Citing two unnamed sources familiar with the matter, the Los Angeles Times reported Thursday that Fox Sports would not support McCourt if he tried to file for bankruptcy and ask a judge to push through a TV deal that was rejected by Major League Baseball.
Commissioner Bud Selig said that the TV deal -- reportedly worth up to $3 billion, with $385 million upfront -- would "facilitate the further diversion of Dodgers assets for the personal needs of Mr. McCourt" and shot it down this week.
A divorce settlement between McCourt and his ex-wife, Jamie, was based on receiving that cash. Now, both parties go back to the drawing board and Frank McCourt might not be able to make payroll, which could allow MLB to take over the franchise and force a sale.

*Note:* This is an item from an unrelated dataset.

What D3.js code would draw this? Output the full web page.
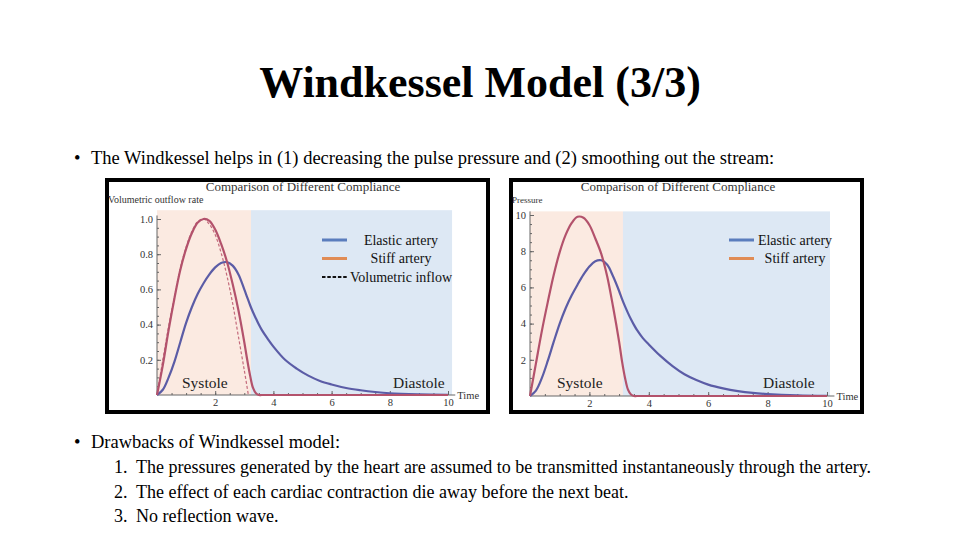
<!DOCTYPE html>
<html>
<head>
<meta charset="utf-8">
<script src="https://cdn.jsdelivr.net/npm/d3@7"></script>
<style>
    body { margin: 0; background: #fff; }
    svg text { font-family: "Liberation Serif", "Times New Roman", serif; }
</style>
</head>
<body>
<svg id="slide" width="960" height="540"></svg>
<script>
// time samples shared by the outflow / pressure curves
const time = [0, 0.2, 0.4, 0.6, 0.8, 1.0, 1.2, 1.4, 1.6, 1.8, 2.0, 2.2, 2.4, 2.6, 2.8, 3.0,
    3.1, 3.2, 3.3, 3.4, 3.5, 3.6, 3.8, 4.0, 4.4, 4.8, 5.2, 5.6, 6.0, 6.5, 7.0, 7.5, 8.0, 9.0, 10.0];

// left: volumetric outflow rate
const flowElastic = [0, 0.03, 0.1, 0.19, 0.3, 0.41, 0.5, 0.575, 0.635, 0.685, 0.725, 0.75, 0.755, 0.735, 0.685, 0.6,
    0.555, 0.51, 0.47, 0.435, 0.4, 0.37, 0.32, 0.275, 0.2, 0.15, 0.11, 0.08, 0.06, 0.04, 0.027, 0.017, 0.01, 0.004, 0.001];
const flowStiff = [0, 0.17, 0.37, 0.55, 0.71, 0.83, 0.92, 0.98, 1.0, 0.99, 0.94, 0.86, 0.76, 0.63, 0.48, 0.3,
    0.2, 0.11, 0.04, 0.01, 0, 0, 0, 0, 0, 0, 0, 0, 0, 0, 0, 0, 0, 0, 0];

// left: inflow (only during systole)
const inflowTime = [0, 0.2, 0.4, 0.6, 0.8, 1.0, 1.2, 1.4, 1.6, 1.8, 2.0, 2.2, 2.4, 2.6, 2.8, 3.0, 3.14];
const inflow = [0, 0.2, 0.39, 0.56, 0.72, 0.84, 0.93, 0.985, 1.0, 0.97, 0.91, 0.81, 0.68, 0.52, 0.33, 0.14, 0];

// right: pressure
const pressureElastic = [0, 0.3, 1.0, 1.95, 3.0, 4.0, 4.85, 5.55, 6.15, 6.7, 7.15, 7.45, 7.5, 7.25, 6.6, 5.8,
    5.35, 4.95, 4.58, 4.24, 3.93, 3.65, 3.2, 2.85, 2.2, 1.65, 1.2, 0.88, 0.63, 0.42, 0.27, 0.17, 0.11, 0.04, 0.01];
const pressureStiff = [0, 1.8, 3.6, 5.2, 6.7, 7.95, 8.9, 9.55, 9.9, 9.85, 9.45, 8.7, 7.85, 6.6, 4.9, 3.0,
    1.9, 1.0, 0.35, 0.08, 0, 0, 0, 0, 0, 0, 0, 0, 0, 0, 0, 0, 0, 0, 0];

const xTicks = [2, 4, 6, 8, 10];
const flowTicks = [0.2, 0.4, 0.6, 0.8, 1.0];
const pressureTicks = [2, 4, 6, 8, 10];

const colors = {
    elastic: '#5b5ca6',
    stiff: '#b3526c',
    inflow: '#c46b7c',
    legendElastic: '#5a7dbd',
    legendStiff: '#e08c55',
    systole: '#fbeae1',
    diastole: '#dde8f4'
};

const svg = d3.select('#slide');

class CompliancePlot {
    constructor(config) {
        this.config = config;
        this.init();
    }

    init() {
        const c = this.config;
        this.g = svg.append('g');

        // black frame
        this.g.append('rect')
            .attr('x', c.frame[0]).attr('y', c.frame[1])
            .attr('width', c.frame[2]).attr('height', c.frame[3])
            .attr('fill', '#fff').attr('stroke', '#000').attr('stroke-width', 4);

        this.xscale = d3.scaleLinear().domain([0, 10]).range(c.xRange);
        this.yscale = d3.scaleLinear().domain([0, c.yMax]).range(c.yRange);
    }

    render() {
        const c = this.config;
        const x = this.xscale, y = this.yscale;
        const top = y(c.bgTop);

        // systole / diastole shading
        this.g.append('rect')
            .attr('x', x(0)).attr('y', top)
            .attr('width', x(c.split) - x(0)).attr('height', y(0) - top)
            .attr('fill', colors.systole);
        this.g.append('rect')
            .attr('x', x(c.split)).attr('y', top)
            .attr('width', x(c.bgRight) - x(c.split)).attr('height', y(0) - top)
            .attr('fill', colors.diastole);

        // axes
        const axisColor = '#666';
        const xMinor = d3.range(0.5, 10.01, 0.5);
        const yMinor = d3.range(c.yMinor, c.yMax * 1.001, c.yMinor);

        const xg = this.g.append('g').attr('transform', `translate(0, ${y(0)})`);
        xg.call(d3.axisBottom(x).tickValues(xMinor).tickSize(-2).tickFormat(''));
        xg.append('g').call(d3.axisBottom(x).tickValues(xTicks).tickSize(-4).tickPadding(4));
        const yg = this.g.append('g').attr('transform', `translate(${x(0)}, 0)`);
        yg.call(d3.axisLeft(y).tickValues(yMinor).tickSize(-2).tickFormat(''));
        yg.append('g').call(d3.axisLeft(y).tickValues(c.yTicks).tickSize(-4).tickPadding(4)
            .tickFormat(c.yFormat));

        this.g.selectAll('.domain').remove();
        this.g.selectAll('.tick line').attr('stroke', axisColor);
        this.g.selectAll('.tick text')
            .attr('fill', '#333').attr('font-size', 10.5)
            .attr('font-family', '"Liberation Serif", serif');

        this.g.append('line')
            .attr('x1', x(0)).attr('x2', x(10.25))
            .attr('y1', y(0)).attr('y2', y(0))
            .attr('stroke', axisColor);
        this.g.append('line')
            .attr('x1', x(0)).attr('x2', x(0))
            .attr('y1', y(0)).attr('y2', y(c.yMax * 1.02))
            .attr('stroke', axisColor);

        // curves
        const line = d3.line()
            .x(d => x(d[0]))
            .y(d => y(d[1]))
            .curve(d3.curveCatmullRom.alpha(0.5));

        if (c.inflow) {
            this.g.append('path')
                .datum(d3.zip(inflowTime, c.inflow))
                .attr('d', line)
                .attr('fill', 'none')
                .attr('stroke', colors.inflow)
                .attr('stroke-width', 1.2)
                .attr('stroke-dasharray', '3,2');
        }
        this.g.append('path')
            .datum(d3.zip(time, c.elastic))
            .attr('d', line)
            .attr('fill', 'none')
            .attr('stroke', colors.elastic)
            .attr('stroke-width', 2.2);
        this.g.append('path')
            .datum(d3.zip(time, c.stiff))
            .attr('d', line)
            .attr('fill', 'none')
            .attr('stroke', colors.stiff)
            .attr('stroke-width', 2.2);

        // labels
        this.g.append('text')
            .attr('x', c.titleX).attr('y', 191)
            .attr('text-anchor', 'middle')
            .attr('font-size', 13).attr('fill', '#333')
            .text('Comparison of Different Compliance');
        this.g.append('text')
            .attr('x', c.frame[0] + 1).attr('y', 203)
            .attr('font-size', c.yLabelSize).attr('fill', '#333')
            .text(c.yLabel);
        this.g.append('text')
            .attr('x', x(10.25) + 2).attr('y', y(0) + 4)
            .attr('font-size', 10.5).attr('fill', '#333')
            .text('Time');

        this.g.append('text')
            .attr('x', c.systoleX).attr('y', 388)
            .attr('font-size', 15.5).attr('fill', '#222')
            .text('Systole');
        this.g.append('text')
            .attr('x', c.diastoleX).attr('y', 388)
            .attr('font-size', 15.5).attr('fill', '#222')
            .text('Diastole');

        // legend
        c.legend.forEach((item, i) => {
            const ly = c.legendY + i * 18.5;
            this.g.append('line')
                .attr('x1', c.legendX).attr('x2', c.legendX + 25)
                .attr('y1', ly).attr('y2', ly)
                .attr('stroke', item.color)
                .attr('stroke-width', item.dash ? 2.2 : 3)
                .attr('stroke-dasharray', item.dash ? '3.5,1.8' : null);
            this.g.append('text')
                .attr('x', c.legendTextX).attr('y', ly + 4.5)
                .attr('text-anchor', 'middle')
                .attr('font-size', 14).attr('fill', '#111')
                .text(item.label);
        });
    }
}

// slide text
svg.append('text')
    .attr('x', 480).attr('y', 97)
    .attr('text-anchor', 'middle')
    .attr('font-size', 44).attr('font-weight', 'bold')
    .text('Windkessel Model (3/3)');

const bullets = [
    {y: 164, text: 'The Windkessel helps in (1) decreasing the pulse pressure and (2) smoothing out the stream:'},
    {y: 448, text: 'Drawbacks of Windkessel model:'}
];
bullets.forEach(b => {
    svg.append('text').attr('x', 74).attr('y', b.y).attr('font-size', 18.5).text('•');
    svg.append('text').attr('x', 91).attr('y', b.y).attr('font-size', 18.5).text(b.text);
});

const drawbacks = [
    'The pressures generated by the heart are assumed to be transmitted instantaneously through the artery.',
    'The effect of each cardiac contraction die away before the next beat.',
    'No reflection wave.'
];
drawbacks.forEach((d, i) => {
    const y = 473 + i * 24.5;
    svg.append('text').attr('x', 114).attr('y', y).attr('font-size', 18).text(`${i + 1}.`);
    svg.append('text').attr('x', 136).attr('y', y).attr('font-size', 18).text(d);
});

const flowPlot = new CompliancePlot({
    frame: [107, 180, 381, 232],
    xRange: [157, 448],
    yRange: [395, 219],
    yMax: 1,
    yTicks: flowTicks,
    yMinor: 0.05,
    yFormat: d3.format('.1f'),
    bgTop: 1.05,
    bgRight: 10.14,
    split: 3.23,
    elastic: flowElastic,
    stiff: flowStiff,
    inflow: inflow,
    yLabel: 'Volumetric outflow rate',
    yLabelSize: 10,
    titleX: 303,
    systoleX: 182,
    diastoleX: 393,
    legendX: 322,
    legendY: 240,
    legendTextX: 401,
    legend: [
        {label: 'Elastic artery', color: colors.legendElastic},
        {label: 'Stiff artery', color: colors.legendStiff},
        {label: 'Volumetric inflow', color: '#111', dash: true}
    ]
});
flowPlot.render();

const pressurePlot = new CompliancePlot({
    frame: [511, 180, 351, 232],
    xRange: [530, 827],
    yRange: [396, 215],
    yMax: 10,
    yTicks: pressureTicks,
    yMinor: 0.5,
    yFormat: d3.format('d'),
    bgTop: 10.2,
    bgRight: 10.1,
    split: 3.13,
    elastic: pressureElastic,
    stiff: pressureStiff,
    inflow: null,
    yLabel: 'Pressure',
    yLabelSize: 9,
    titleX: 678,
    systoleX: 557,
    diastoleX: 763,
    legendX: 729,
    legendY: 240,
    legendTextX: 795,
    legend: [
        {label: 'Elastic artery', color: colors.legendElastic},
        {label: 'Stiff artery', color: colors.legendStiff}
    ]
});
pressurePlot.render();
</script>
</body>
</html>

In April, MLB took the extraordinary step of assuming control of the troubled franchise. Former Texas Rangers president Tom Schieffer was appointed to monitor the team on behalf of Selig, who said he took the action because he was concerned about the team's finances and how the Dodgers are being run.
Another piece of evidence supporting MLB's claims emerged Thursday. The Times reported that Frank McCourt had to repay more than $100,000 to a team charity after the attorney general found that the funds were used to benefit the team's former chief executive, Jamie McCourt.
The attorney general sent a letter to the Dodgers Dream Foundation in March saying that a consulting contract worth $122,352 violated state requirements on charity funds.
The consulting firm, Sanderson Strategies, said that its work was above board -- trying to shape the foundation's mission and raise the profile of McCourt, its chairwoman.
Interestingly, the person who executed the contract for the Dodgers, former executive vice president of marketing and public relations, Charles Steinberg, now works for MLB as senior adviser for public affairs.
The commissioner is aware of the matter but is not concerned with Steinberg's role, MLB executive vice president Rob Manfred told the Times.